***** LISTED RECORDS

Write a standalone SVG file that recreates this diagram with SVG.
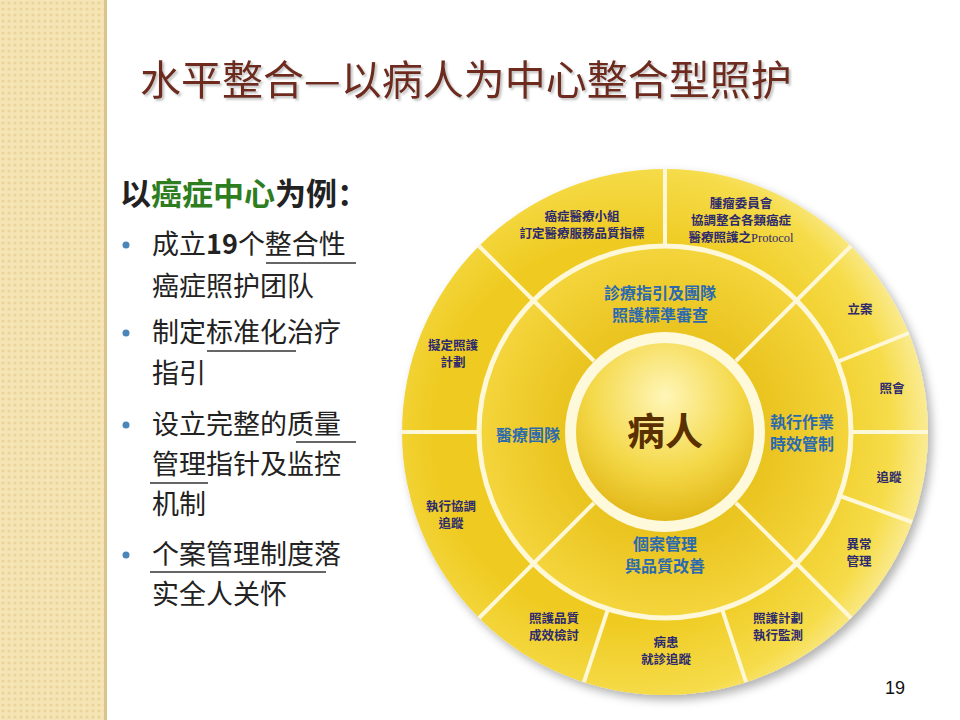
<svg xmlns="http://www.w3.org/2000/svg" width="960" height="720" viewBox="0 0 960 720">
<defs>
<pattern id="dots" width="6" height="6" patternUnits="userSpaceOnUse"><rect width="6" height="6" fill="#F5E4B4"/><circle cx="3" cy="3" r="1.6" fill="#EBD49A"/></pattern>
<radialGradient id="outer" cx="0.42" cy="0.5" r="0.6"><stop offset="0.6" stop-color="#EFCB22"/><stop offset="0.85" stop-color="#F6DC4A"/><stop offset="1" stop-color="#FCF0A8"/></radialGradient>
<radialGradient id="mid" cx="0.5" cy="0.5" r="0.5"><stop offset="0.5" stop-color="#E9C21C"/><stop offset="1" stop-color="#F4D53C"/></radialGradient>
<radialGradient id="core" cx="0.5" cy="0.3" r="0.7"><stop offset="0" stop-color="#FFF6B8"/><stop offset="0.6" stop-color="#F4D848"/><stop offset="1" stop-color="#E2B818"/></radialGradient>
<filter id="sh" x="-10%" y="-10%" width="130%" height="130%"><feDropShadow dx="4" dy="5" stdDeviation="5" flood-color="#000" flood-opacity="0.3"/></filter>
<filter id="tsh"><feDropShadow dx="2" dy="2" stdDeviation="1" flood-color="#999" flood-opacity="0.6"/></filter>
</defs>
<style>
.o{font-family:"Noto Sans CJK TC","Noto Sans CJK SC",sans-serif;font-size:12.5px;font-weight:bold;fill:#2E2A6E;text-anchor:middle}
.m{font-family:"Noto Sans CJK TC","Noto Sans CJK SC",sans-serif;font-size:16px;font-weight:bold;fill:#2C6AAE;text-anchor:middle}
.b{font-family:"Noto Sans CJK SC",sans-serif;font-size:27px;fill:#222}
.ul{stroke:#333;stroke-width:1.5}
.dv{stroke:#FFF8D8;stroke-width:4}
</style>
<rect width="960" height="720" fill="#fff"/>
<rect width="106" height="720" fill="url(#dots)"/>
<rect x="104" width="3" height="720" fill="#D8C48C"/>
<text x="140" y="95" font-family="Noto Sans CJK SC,sans-serif" font-size="41" fill="#6E2A1C" filter="url(#tsh)">水平整合—以病人为中心整合型照护</text>
<g id="left-text">
<text x="120" y="205" font-family="Noto Sans CJK SC,sans-serif" font-size="31" font-weight="bold" fill="#222">以<tspan fill="#2E7D1E">癌症中心</tspan>为例：</text>
<g fill="#4A86B8"><circle cx="126" cy="245" r="3.5"/><circle cx="126" cy="333" r="3.5"/><circle cx="126" cy="425" r="3.5"/><circle cx="126" cy="555" r="3.5"/></g>
<text class="b" x="152" y="254">成立<tspan font-weight="bold">19</tspan>个整合性</text>
<text class="b" x="152" y="296">癌症照护团队</text>
<text class="b" x="152" y="342">制定标准化治疗</text>
<text class="b" x="152" y="383">指引</text>
<text class="b" x="152" y="434">设立完整的质量</text>
<text class="b" x="152" y="474">管理指针及监控</text>
<text class="b" x="152" y="514">机制</text>
<text class="b" x="152" y="564">个案管理制度落</text>
<text class="b" x="152" y="604">实全人关怀</text>
<line class="ul" x1="266" y1="263" x2="356" y2="263"/>
<line class="ul" x1="207" y1="351" x2="296" y2="351"/>
<line class="ul" x1="296" y1="442" x2="356" y2="442"/>
<line class="ul" x1="150" y1="483" x2="208" y2="483"/>
<line class="ul" x1="150" y1="572" x2="326" y2="572"/>
</g>
<g id="wheel">
<circle cx="665" cy="432" r="263" fill="url(#outer)" filter="url(#sh)"/>
<circle cx="665" cy="432" r="186" fill="url(#mid)" stroke="#FFF8D8" stroke-width="5"/>
<circle cx="665" cy="432" r="100" fill="#FFF9DC"/>
<circle cx="665" cy="432" r="89" fill="url(#core)"/>
</g>
<g id="connectors">
<line class="dv" x1="665" y1="169" x2="665" y2="246"/>
<line class="dv" x1="479" y1="246" x2="533" y2="300"/>
<line class="dv" x1="851" y1="246" x2="797" y2="300"/>
<line class="dv" x1="402" y1="432" x2="479" y2="432"/>
<line class="dv" x1="851" y1="432" x2="928" y2="432"/>
<line class="dv" x1="837" y1="362" x2="909" y2="333"/>
<line class="dv" x1="840" y1="496" x2="912" y2="522"/>
<line class="dv" x1="479" y1="618" x2="533" y2="564"/>
<line class="dv" x1="851" y1="618" x2="797" y2="564"/>
<line class="dv" x1="608" y1="609" x2="584" y2="682"/>
<line class="dv" x1="722" y1="609" x2="746" y2="682"/>
<line class="dv" x1="594" y1="361" x2="533" y2="300"/>
<line class="dv" x1="736" y1="361" x2="797" y2="300"/>
<line class="dv" x1="594" y1="503" x2="533" y2="564"/>
<line class="dv" x1="736" y1="503" x2="797" y2="564"/>
</g>
<g id="n-center"><text x="665" y="445" font-family="Noto Sans CJK TC,sans-serif" font-size="38" font-weight="bold" fill="#5A3000" text-anchor="middle">病人</text></g>
<g id="n-mid-top"><text class="m" x="660" y="299">診療指引及團隊</text><text class="m" x="660" y="321">照護標準審查</text></g>
<g id="n-mid-right"><text class="m" x="802" y="428">執行作業</text><text class="m" x="802" y="450">時效管制</text></g>
<g id="n-mid-bottom"><text class="m" x="665" y="550">個案管理</text><text class="m" x="665" y="572">與品質改善</text></g>
<g id="n-mid-left"><text class="m" x="528" y="441">醫療團隊</text></g>
<g id="n1"><text class="o" x="582" y="221">癌症醫療小組</text><text class="o" x="582" y="238">訂定醫療服務品質指標</text></g>
<g id="n2"><text class="o" x="741" y="208">腫瘤委員會</text><text class="o" x="741" y="225">協調整合各類癌症</text><text class="o" x="741" y="242">醫療照護之<tspan font-family="Liberation Serif,serif" font-weight="normal">Protocol</tspan></text></g>
<g id="n3"><text class="o" x="860" y="314">立案</text></g>
<g id="n4"><text class="o" x="892" y="393">照會</text></g>
<g id="n5"><text class="o" x="889" y="482">追蹤</text></g>
<g id="n6"><text class="o" x="859" y="549">異常</text><text class="o" x="859" y="566">管理</text></g>
<g id="n7"><text class="o" x="778" y="623">照護計劃</text><text class="o" x="778" y="640">執行監測</text></g>
<g id="n8"><text class="o" x="666" y="647">病患</text><text class="o" x="666" y="664">就診追蹤</text></g>
<g id="n9"><text class="o" x="554" y="623">照護品質</text><text class="o" x="554" y="640">成效檢討</text></g>
<g id="n10"><text class="o" x="451" y="511">執行協調</text><text class="o" x="451" y="528">追蹤</text></g>
<g id="n11"><text class="o" x="453" y="350">擬定照護</text><text class="o" x="453" y="367">計劃</text></g>
<text x="895" y="694" font-family="Liberation Sans,sans-serif" font-size="18" fill="#111" text-anchor="middle">19</text>
</svg>
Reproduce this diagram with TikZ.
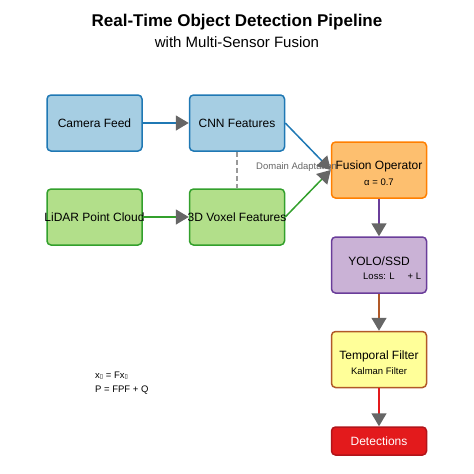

**********

Without including any picture, repeat the data exactly.

Write a standalone SVG file that recreates this diagram with SVG.
<svg xmlns="http://www.w3.org/2000/svg" width="960" height="720" viewBox="0 0 960 720">
<defs>
<pattern id="dots" width="6" height="6" patternUnits="userSpaceOnUse"><rect width="6" height="6" fill="#F5E4B4"/><circle cx="3" cy="3" r="1.6" fill="#EBD49A"/></pattern>
<radialGradient id="outer" cx="0.42" cy="0.5" r="0.6"><stop offset="0.6" stop-color="#EFCB22"/><stop offset="0.85" stop-color="#F6DC4A"/><stop offset="1" stop-color="#FCF0A8"/></radialGradient>
<radialGradient id="mid" cx="0.5" cy="0.5" r="0.5"><stop offset="0.5" stop-color="#E9C21C"/><stop offset="1" stop-color="#F4D53C"/></radialGradient>
<radialGradient id="core" cx="0.5" cy="0.3" r="0.7"><stop offset="0" stop-color="#FFF6B8"/><stop offset="0.6" stop-color="#F4D848"/><stop offset="1" stop-color="#E2B818"/></radialGradient>
<filter id="sh" x="-10%" y="-10%" width="130%" height="130%"><feDropShadow dx="4" dy="5" stdDeviation="5" flood-color="#000" flood-opacity="0.3"/></filter>
<filter id="tsh"><feDropShadow dx="2" dy="2" stdDeviation="1" flood-color="#999" flood-opacity="0.6"/></filter>
</defs>
<style>
.o{font-family:"Noto Sans CJK TC","Noto Sans CJK SC",sans-serif;font-size:12.5px;font-weight:bold;fill:#2E2A6E;text-anchor:middle}
.m{font-family:"Noto Sans CJK TC","Noto Sans CJK SC",sans-serif;font-size:16px;font-weight:bold;fill:#2C6AAE;text-anchor:middle}
.b{font-family:"Noto Sans CJK SC",sans-serif;font-size:27px;fill:#222}
.ul{stroke:#333;stroke-width:1.5}
.dv{stroke:#FFF8D8;stroke-width:4}
</style>
<rect width="960" height="720" fill="#fff"/>
<rect width="106" height="720" fill="url(#dots)"/>
<rect x="104" width="3" height="720" fill="#D8C48C"/>
<text x="140" y="95" font-family="Noto Sans CJK SC,sans-serif" font-size="41" fill="#6E2A1C" filter="url(#tsh)">水平整合—以病人为中心整合型照护</text>
<g id="left-text">
<text x="120" y="205" font-family="Noto Sans CJK SC,sans-serif" font-size="31" font-weight="bold" fill="#222">以<tspan fill="#2E7D1E">癌症中心</tspan>为例：</text>
<g fill="#4A86B8"><circle cx="126" cy="245" r="3.5"/><circle cx="126" cy="333" r="3.5"/><circle cx="126" cy="425" r="3.5"/><circle cx="126" cy="555" r="3.5"/></g>
<text class="b" x="152" y="254">成立<tspan font-weight="bold">19</tspan>个整合性</text>
<text class="b" x="152" y="296">癌症照护团队</text>
<text class="b" x="152" y="342">制定标准化治疗</text>
<text class="b" x="152" y="383">指引</text>
<text class="b" x="152" y="434">设立完整的质量</text>
<text class="b" x="152" y="474">管理指针及监控</text>
<text class="b" x="152" y="514">机制</text>
<text class="b" x="152" y="564">个案管理制度落</text>
<text class="b" x="152" y="604">实全人关怀</text>
<line class="ul" x1="266" y1="263" x2="356" y2="263"/>
<line class="ul" x1="207" y1="351" x2="296" y2="351"/>
<line class="ul" x1="296" y1="442" x2="356" y2="442"/>
<line class="ul" x1="150" y1="483" x2="208" y2="483"/>
<line class="ul" x1="150" y1="572" x2="326" y2="572"/>
</g>
<g id="wheel">
<circle cx="665" cy="432" r="263" fill="url(#outer)" filter="url(#sh)"/>
<circle cx="665" cy="432" r="186" fill="url(#mid)" stroke="#FFF8D8" stroke-width="5"/>
<circle cx="665" cy="432" r="100" fill="#FFF9DC"/>
<circle cx="665" cy="432" r="89" fill="url(#core)"/>
</g>
<g id="connectors">
<line class="dv" x1="665" y1="169" x2="665" y2="246"/>
<line class="dv" x1="479" y1="246" x2="533" y2="300"/>
<line class="dv" x1="851" y1="246" x2="797" y2="300"/>
<line class="dv" x1="402" y1="432" x2="479" y2="432"/>
<line class="dv" x1="851" y1="432" x2="928" y2="432"/>
<line class="dv" x1="837" y1="362" x2="909" y2="333"/>
<line class="dv" x1="840" y1="496" x2="912" y2="522"/>
<line class="dv" x1="479" y1="618" x2="533" y2="564"/>
<line class="dv" x1="851" y1="618" x2="797" y2="564"/>
<line class="dv" x1="608" y1="609" x2="584" y2="682"/>
<line class="dv" x1="722" y1="609" x2="746" y2="682"/>
<line class="dv" x1="594" y1="361" x2="533" y2="300"/>
<line class="dv" x1="736" y1="361" x2="797" y2="300"/>
<line class="dv" x1="594" y1="503" x2="533" y2="564"/>
<line class="dv" x1="736" y1="503" x2="797" y2="564"/>
</g>
<g id="n-center"><text x="665" y="445" font-family="Noto Sans CJK TC,sans-serif" font-size="38" font-weight="bold" fill="#5A3000" text-anchor="middle">病人</text></g>
<g id="n-mid-top"><text class="m" x="660" y="299">診療指引及團隊</text><text class="m" x="660" y="321">照護標準審查</text></g>
<g id="n-mid-right"><text class="m" x="802" y="428">執行作業</text><text class="m" x="802" y="450">時效管制</text></g>
<g id="n-mid-bottom"><text class="m" x="665" y="550">個案管理</text><text class="m" x="665" y="572">與品質改善</text></g>
<g id="n-mid-left"><text class="m" x="528" y="441">醫療團隊</text></g>
<g id="n1"><text class="o" x="582" y="221">癌症醫療小組</text><text class="o" x="582" y="238">訂定醫療服務品質指標</text></g>
<g id="n2"><text class="o" x="741" y="208">腫瘤委員會</text><text class="o" x="741" y="225">協調整合各類癌症</text><text class="o" x="741" y="242">醫療照護之<tspan font-family="Liberation Serif,serif" font-weight="normal">Protocol</tspan></text></g>
<g id="n3"><text class="o" x="860" y="314">立案</text></g>
<g id="n4"><text class="o" x="892" y="393">照會</text></g>
<g id="n5"><text class="o" x="889" y="482">追蹤</text></g>
<g id="n6"><text class="o" x="859" y="549">異常</text><text class="o" x="859" y="566">管理</text></g>
<g id="n7"><text class="o" x="778" y="623">照護計劃</text><text class="o" x="778" y="640">執行監測</text></g>
<g id="n8"><text class="o" x="666" y="647">病患</text><text class="o" x="666" y="664">就診追蹤</text></g>
<g id="n9"><text class="o" x="554" y="623">照護品質</text><text class="o" x="554" y="640">成效檢討</text></g>
<g id="n10"><text class="o" x="451" y="511">執行協調</text><text class="o" x="451" y="528">追蹤</text></g>
<g id="n11"><text class="o" x="453" y="350">擬定照護</text><text class="o" x="453" y="367">計劃</text></g>
<text x="895" y="694" font-family="Liberation Sans,sans-serif" font-size="18" fill="#111" text-anchor="middle">19</text>
</svg>
Reproduce this diagram with TikZ.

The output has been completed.